When Anna Hazare first exploded on the political scene with his anti-corruption campaign, he created ripples of excitement. People witnessed an icon behaving like an icon: Anna as the image of the whole movement was more than the sum of the parts. The charisma of the man was overpowering, and the media danced around him as a willing chorus. Neither his supporters nor his detractors could dent the image of the man. Here was an authentic swadeshi creation, khadi-clad with a Gandhi cap, an ascetic endearing in his simplicity and candid in his statements. The Anna wave was so powerful that Delhi trembled, and sent their best negotiators to deal with him.
The first phase of the movement had a clear-cut script, at least till Anna withdrew his hunger strike. Several developments, however, soon took place that were to vitiate the movement.
First, the back stage of dissent and ego-centricity usurped the front stage. One began hearing more about Kiran Bedi’s travel tickets and Arvind Kejriwal’s tax returns. The internal bickering for control became visible and attained all the ferocity of a village factional fight.
Second, Anna’s sibling rivalry with Baba Ramdev took a turn for the worse. Ramdev had more foot soldiers and was better organised. While Anna’s appeal was national and narrowly focused on corruption, Ramdev appeal was broader, more civilizational and cultural, with a different idiom. Ramdev’s campaigns could rub shoulders with the sangh, while Anna had to be more wary about it. He was naive in thinking that he could determine the nature of such associations. The swadeshi iconoclast was soon daubed with saffron by secular critics.
To recharge a movement which is perpetually arguing with itself is not easy. Anna often presented himself as an all-purpose panacea for all of India’s ills. His eloquent tone turned shrill, his colleagues developed clay feet and the media began to view him as an old man who was often crusty and silly. He many times appeared punitive in his responses, meting out punishments from hanging to slaps to errant politicians. Anna soon sounded a bit like the Red Queen in Alice in Wonderland, screaming ‘Off with his head!’ at every pretext.

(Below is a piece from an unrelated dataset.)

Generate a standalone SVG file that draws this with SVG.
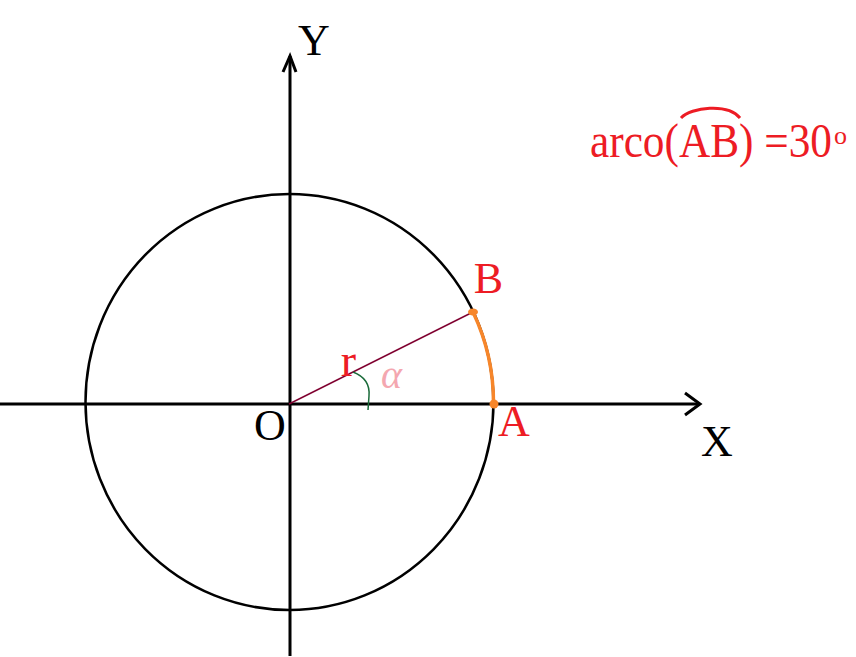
<svg xmlns="http://www.w3.org/2000/svg" width="856" height="657" viewBox="0 0 856 657">
<style>
.ax{stroke:#000;stroke-width:3;fill:none}
.lbl{font-family:"Liberation Serif","Times New Roman",serif;font-size:44px;fill:#000;text-anchor:middle}
.red{fill:#ed1c24}
</style>
<rect width="856" height="657" fill="#fff"/>
<g id="circle">
<ellipse cx="289.5" cy="402" rx="204" ry="208" fill="none" stroke="#000" stroke-width="2.5"/>
</g>
<g id="connectors">
<line class="ax" x1="0" y1="404" x2="700" y2="404"/>
<polyline class="ax" points="685,393 700,404 685,415"/>
<line class="ax" x1="290" y1="656" x2="290" y2="56"/>
<polyline class="ax" points="283,72 290,56 296,72"/>
<line x1="289" y1="404" x2="473" y2="312" stroke="#7f0030" stroke-width="1.5"/>
<path d="M473,312 A204,208 0 0 1 493.5,404" fill="none" stroke="#f7862a" stroke-width="3.5"/>
<path d="M353,372 C366,377 370,385 369,396 L368,410" fill="none" stroke="#1a6b3a" stroke-width="1.5"/>
</g>
<g id="pointB"><ellipse cx="473" cy="312" rx="5" ry="3.5" fill="#f7862a"/></g>
<g id="pointA"><circle cx="494" cy="404" r="4.5" fill="#f7862a"/></g>
<g id="labels">
<text class="lbl" x="314" y="55">Y</text>
<text class="lbl" x="717" y="456">X</text>
<text class="lbl" x="270" y="440">O</text>
<text class="lbl red" x="488.5" y="293">B</text>
<text class="lbl red" x="514" y="436">A</text>
<text class="lbl red" x="348.5" y="376" style="font-size:46px">r</text>
<text class="lbl" x="391.5" y="388" style="font-size:40px;fill:#f4a7b0;font-style:italic">α</text>
</g>
<g id="formula">
<text x="590" y="157" style="font-family:'Liberation Serif','Times New Roman',serif;font-size:49px" class="red"><tspan textLength="242" lengthAdjust="spacingAndGlyphs">arco(AB) =30</tspan><tspan dx="2" dy="-13" style="font-size:26px">o</tspan></text>
<path d="M681,118 C691,107 728,103 740,118" fill="none" stroke="#ed1c24" stroke-width="3"/>
</g>
</svg>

Something of the old magic was gone when he went on a second fast in Mumbai. Crowds were thinner and their enthusiasm wafer thin. The wonderful reciprocity between crowd and TV in creating an effervescence of expectations in Ram Lila had turned into a dull fizz. Political parties realized that they too could do without him. An eclectic all-party unity emerged against Anna as Digvijay Singh, Sharad Yadav, the Left, and Laloo Yadav spoke out against him.
The movement also acquired a certain entropy after Mumbai.
Round three has now been kicked off with Arvind Kejriwal’s fast. It is a do-or-die battle for a movement which was once the darling of the media and the middle class — a middle class that now has developed a quarrelsome relationship to both. The media wants to move Anna from Page One as politics to Page Three as gossip.
What is being ignored in the midst of this spectacle and heated debate is the urgent need for wider reflection. What ails the movement? Is it bad tactics or bad company? Is it the pomposity of the man threatening to blow the walls of Delhi as if it were Jericho? Was it Anna’s cadre of apostles all of whom carry question marks from the past?
The entropy is worrying because the cause he is fighting for is worthwhile.
Anna is not the first corruption crusader. Aruna Roy was there before him pioneering the RTI movement. Yet the media brushed her aside to champion Anna as if he was a sole crusader. There is a fickleness to public memory that we must confront. I believe civil society needs to reflect on what has happened to the Hazare movement.
There is also a problem with symbolism. Anna works as larger-than-life hoarding, more a symbol than a leader. He is now like a film star ruined by bad script and quarrelsome directors. Social movements must understand that bad symbolism can be more damaging than an indifferent media.
The worrying aspect is the indifference of civil society as it looks on, tired of politics that has now been reduced to antics. A great movement now looks helpless adding to the cynicism of power. Strangely, politics seems to be unforgiving to everyone except the professional politician.
Sociologically, the failures of the Hazare movement raise an important question: How can a non-violent movement sustain itself against the media and professional politicians? These questions are not for Anna alone to confront. They will haunt the political memory and the democratic imagination in the decades to come.